DRAGONFLY
The Story Behind the Stories
Guest Post
by Leila Meacham
I’ve often been asked what possessed me to begin writing novels when I was 65 years old. The answer is simple: I was ordered to. It happened quite ordinarily. I was drinking my morning coffee. A long day stretched before me. I was ten years retired from teaching, a profession I loved, and I had done all those things you wait until retirement to do and never have time for. I was bored and had run out of everything that stimulated, fulfilled, and enriched. And so that morning when I looked ceiling-ward and said to the Almighty, “What is it that you want me to do with the rest of my life,” I was astonished to feel, not hear, a small voice in my heart tell me that I was to finish that novel I’d started and put aside twenty years ago. My first thought was, as we say in Texas: SAY WHAT? No way, I argued and proceeded to list all the reasons that I should not engage in writing a novel that would have no chance of being published, especially given the age of the author by the time it was finished. Why would an agent or publisher invest in a writer they thought might already have a foot in the grave?!
But that silent voice said, “You write the book, and I’ll do the rest.”
Sometimes you can have faith without hope. So I got to work fueled only by the faith that I was doing what I believed I was meant to do but with no hope that my efforts would be rewarded. The rest of the story has become something of a publishing legend. After five years, I completed the book that became Roses. The Monday after I wrote THE END on the final page of the manuscript (one of the best days in my life), a friend called to say that her niece was married to a top New York City agent and he was willing to read my book. Before I knew it, he had agreed to represent the book, submitted it to one of the major publishing houses in New York, the editor-in-chief read it, called my agent within 48 hours of having read it, and made a deal for the publication of the book.

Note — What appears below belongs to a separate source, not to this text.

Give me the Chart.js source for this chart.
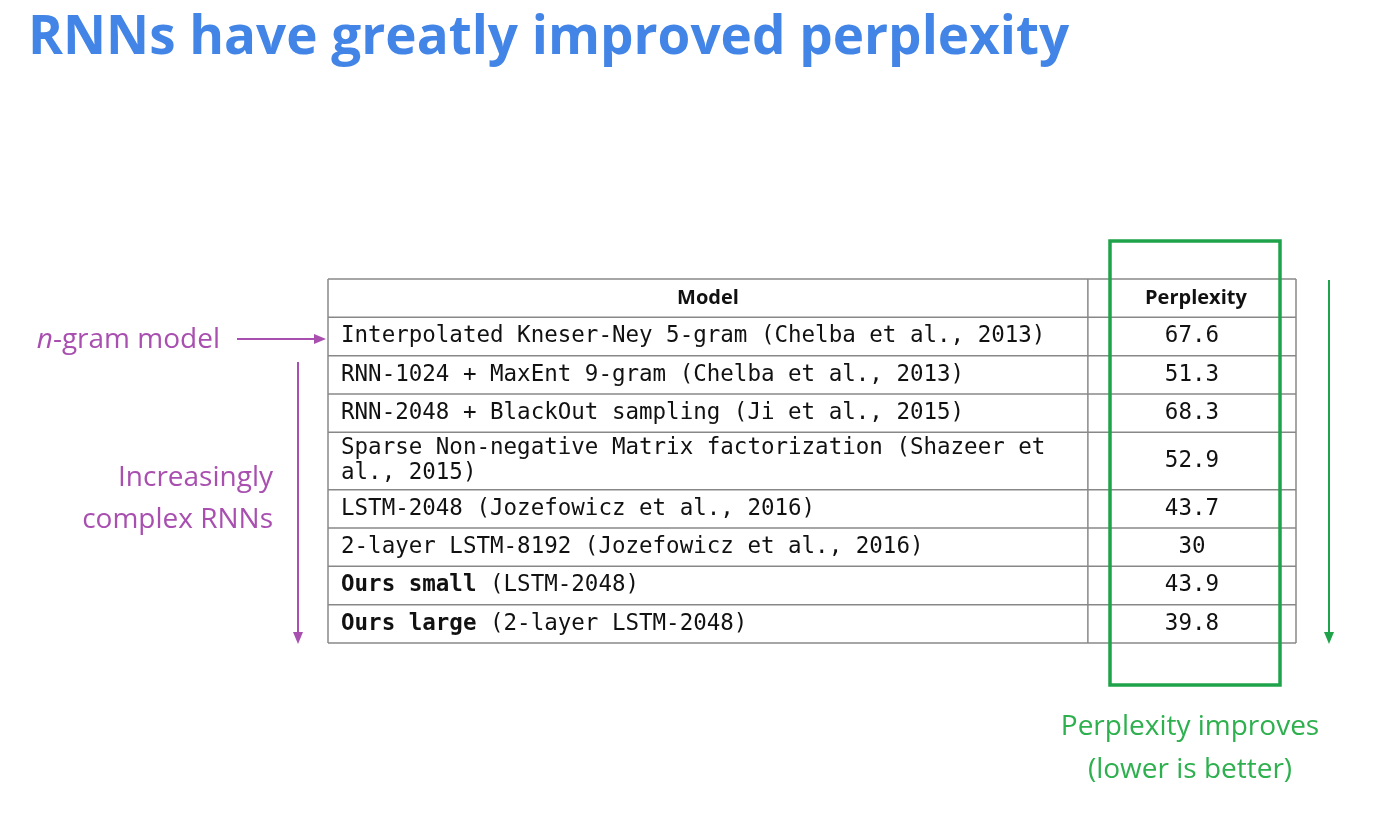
<!DOCTYPE html>
<html><head><meta charset="utf-8">
<script src="https://cdn.jsdelivr.net/npm/chart.js@4"></script>
<style>body{margin:0;background:#fff}</style>
</head><body>
<canvas id="c" width="1379" height="818"></canvas>
<script>
// table data
var headers = ["Model", "Perplexity"];
var boldPrefix = ["", "", "", "", "", "", "Ours small", "Ours large"];
var models = [
    ["Interpolated Kneser-Ney 5-gram (Chelba et al., 2013)"],
    ["RNN-1024 + MaxEnt 9-gram (Chelba et al., 2013)"],
    ["RNN-2048 + BlackOut sampling (Ji et al., 2015)"],
    ["Sparse Non-negative Matrix factorization (Shazeer et", "al., 2015)"],
    ["LSTM-2048 (Jozefowicz et al., 2016)"],
    ["2-layer LSTM-8192 (Jozefowicz et al., 2016)"],
    [" (LSTM-2048)"],
    [" (2-layer LSTM-2048)"]
];
var perplexity = ["67.6", "51.3", "68.3", "52.9", "43.7", "30", "43.9", "39.8"];
var rowSpan = [1, 1, 1, 1, 1.5, 1, 1, 1, 1]; // header + rows
var colSplit = 0.785;

var edges = [0];
rowSpan.forEach(function(s) { edges.push(edges[edges.length - 1] + s); });

var mono = "22.5px 'DejaVu Sans Mono'";
var monoBold = "bold 22.5px 'DejaVu Sans Mono'";

var tablePlugin = {
    id: 'table',
    afterDraw: function(chart) {
        var ctx = chart.ctx, x = chart.scales.x, y = chart.scales.y;
        var L = x.getPixelForValue(0), R = x.getPixelForValue(1), M = x.getPixelForValue(colSplit);
        ctx.save();
        // title
        ctx.fillStyle = "#4285e6";
        ctx.font = "bold 53px 'Open Sans'";
        ctx.textBaseline = "alphabetic";
        ctx.fillText("RNNs have greatly improved perplexity", 28, 54);

        // grid
        ctx.strokeStyle = "#888";
        ctx.lineWidth = 1.5;
        edges.forEach(function(e) {
            var py = y.getPixelForValue(e);
            ctx.beginPath(); ctx.moveTo(L, py); ctx.lineTo(R, py); ctx.stroke();
        });
        var T = y.getPixelForValue(0), B = y.getPixelForValue(edges[edges.length - 1]);
        [L, M, R].forEach(function(px) {
            ctx.beginPath(); ctx.moveTo(px, T); ctx.lineTo(px, B); ctx.stroke();
        });

        // header
        ctx.fillStyle = "#111";
        ctx.textBaseline = "middle";
        ctx.textAlign = "center";
        ctx.font = "bold 20px 'Open Sans'";
        var hy = y.getPixelForValue(edges[0] + rowSpan[0] / 2);
        ctx.fillText(headers[0], (L + M) / 2, hy);
        ctx.fillText(headers[1], (M + R) / 2 + 4, hy);

        // rows
        models.forEach(function(lines, i) {
            var cy = y.getPixelForValue(edges[i + 1] + rowSpan[i + 1] / 2);
            ctx.textAlign = "left";
            var n = lines.length;
            lines.forEach(function(t, j) {
                var ly = cy + (j - (n - 1) / 2) * 25;
                var px = L + 13;
                if (j === 0 && boldPrefix[i]) {
                    ctx.font = monoBold;
                    ctx.fillText(boldPrefix[i], px, ly);
                    px += ctx.measureText(boldPrefix[i]).width;
                }
                ctx.font = mono;
                ctx.fillText(t, px, ly);
            });
            ctx.textAlign = "center";
            ctx.font = mono;
            ctx.fillText(perplexity[i], (M + R) / 2, cy);
        });

        // green box and arrow
        ctx.strokeStyle = "#1fa34a";
        ctx.lineWidth = 3.5;
        ctx.strokeRect(1110, 241, 170, 444);
        ctx.lineWidth = 2;
        ctx.beginPath(); ctx.moveTo(1329, 280); ctx.lineTo(1329, 640); ctx.stroke();
        ctx.fillStyle = "#1fa34a";
        ctx.beginPath(); ctx.moveTo(1324, 632); ctx.lineTo(1334, 632); ctx.lineTo(1329, 644); ctx.fill();
        ctx.fillStyle = "#2eb04f";
        ctx.font = "28px 'Open Sans'";
        ctx.textAlign = "center";
        ctx.fillText("Perplexity improves", 1190, 727);
        ctx.fillText("(lower is better)", 1190, 770);

        // purple annotations
        var purple = "#a84fb0";
        ctx.strokeStyle = purple; ctx.fillStyle = purple;
        ctx.lineWidth = 2;
        ctx.beginPath(); ctx.moveTo(237, 339); ctx.lineTo(322, 339); ctx.stroke();
        ctx.beginPath(); ctx.moveTo(314, 334); ctx.lineTo(326, 339); ctx.lineTo(314, 344); ctx.fill();
        ctx.beginPath(); ctx.moveTo(298, 362); ctx.lineTo(298, 640); ctx.stroke();
        ctx.beginPath(); ctx.moveTo(293, 632); ctx.lineTo(303, 632); ctx.lineTo(298, 644); ctx.fill();
        ctx.textAlign = "right";
        ctx.font = "28px 'Open Sans'";
        var rest = "-gram model";
        var rw = ctx.measureText(rest).width;
        ctx.fillText(rest, 220, 340);
        ctx.font = "italic 28px 'Open Sans'";
        ctx.fillText("n", 220 - rw, 340);
        ctx.font = "28px 'Open Sans'";
        ctx.fillText("Increasingly", 273, 478);
        ctx.fillText("complex RNNs", 273, 520);
        ctx.restore();
    }
};

new Chart(document.getElementById('c'), {
    type: 'scatter',
    data: { datasets: [{ data: [] }] },
    options: {
        responsive: false,
        animation: false,
        layout: { padding: { left: 328, right: 83, top: 279, bottom: 175 } },
        plugins: { legend: { display: false }, tooltip: { enabled: false } },
        scales: {
            x: { display: false, min: 0, max: 1 },
            y: { display: false, min: 0, max: edges[edges.length - 1], reverse: true }
        }
    },
    plugins: [tablePlugin]
});
</script>
</body></html>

All I could think of was that small inner voice saying, “You write the book, and I’ll do the rest.”
I share my story with you to express what I believe to be true, and it is that all our talents, skills, artistic creations are gifts bequeathed us by the Giver of such gifts, the Great Creator. We are not to hide them under a barrel or take credit for them. Our job is to develop our gifts to the best of our abilities with faith God has a destiny in mind for them, whatever that might be. I often think how different things would have been if I had ignored that still, small voice.
Leila Meacham is a writer and former teacher who lives in San Antonio, Texas. She is the author of the bestselling novels Roses, Tumbleweeds, Somerset, and Titans.